Findings on Counterclaims
Regarding the counterclaims, the court found sufficient evidence to support the trial court's rulings against the plaintiff. The second counterclaim, concerning the account guaranteed by the plaintiff, involved a dispute over the amount owed, with the plaintiff claiming his liability was limited to $20. However, the court decided not to disturb the trial court's conclusion, emphasizing that the trial court was in the best position to assess the evidence and witness credibility. The third counterclaim addressed unauthorized payments made by the plaintiff while serving as a director and secretary-treasurer, which the court found constituted a breach of his fiduciary duties. The court ruled that the plaintiff's participation in the improper payment decision made him liable for the amounts involved, with the exception of one minor payment that was deemed lawful. This reinforced the accountability expected of corporate officers in managing corporate funds.
Liability and Corporate Duties
The court highlighted the principle that corporate officers have a duty to adhere to the restrictions imposed by the corporation’s articles of incorporation. In this case, the plaintiff, as a member of the board of directors, was found liable for the unauthorized payments made to directors, including himself, which were prohibited by the articles. The court noted that the plaintiff not only facilitated the payments but also participated in the decision-making process that led to those payments. His dual role as both an officer and a director placed him in a position of responsibility, which he could not escape by claiming he was merely executing a board decision. The court clarified that liability arose from the plaintiff's active involvement in the unlawful actions rather than solely from his role as secretary-treasurer. This underscored the importance of corporate governance and the need for directors to act within their prescribed authority.

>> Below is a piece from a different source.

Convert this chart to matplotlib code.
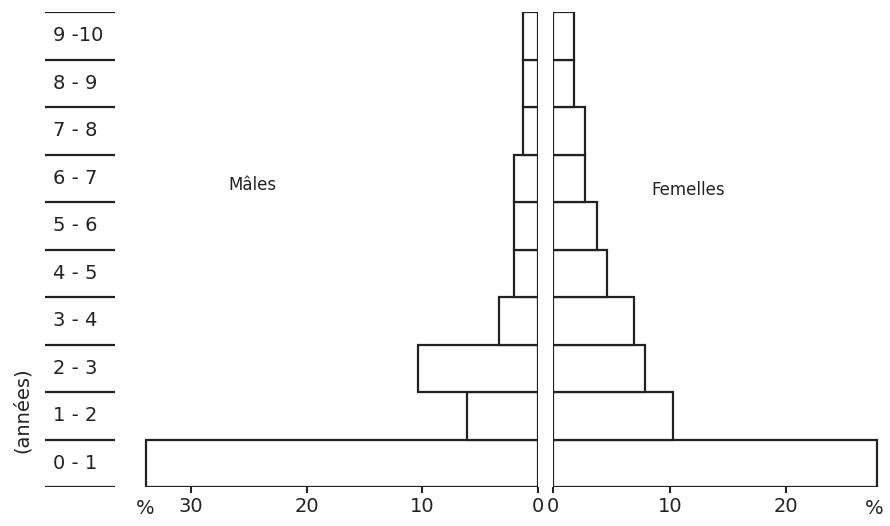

Conclusion and Judgment Modification
Ultimately, the court modified the judgment by removing the provision regarding the lawful payment of $6 from the total amount owed by the plaintiff. However, the court affirmed the remaining judgments against the plaintiff, solidifying the trial court's findings on the counterclaims and the plaintiff's liability. The court's decision reinforced the idea that parties must raise all relevant objections during trial to preserve their rights for appeal. The ruling also served as a reminder of the responsibilities corporate officers have in conducting corporate affairs and managing funds in accordance with both legal and corporate governance standards. Through this decision, the court maintained the integrity of the corporate structure while holding individuals accountable for their actions in a corporate setting.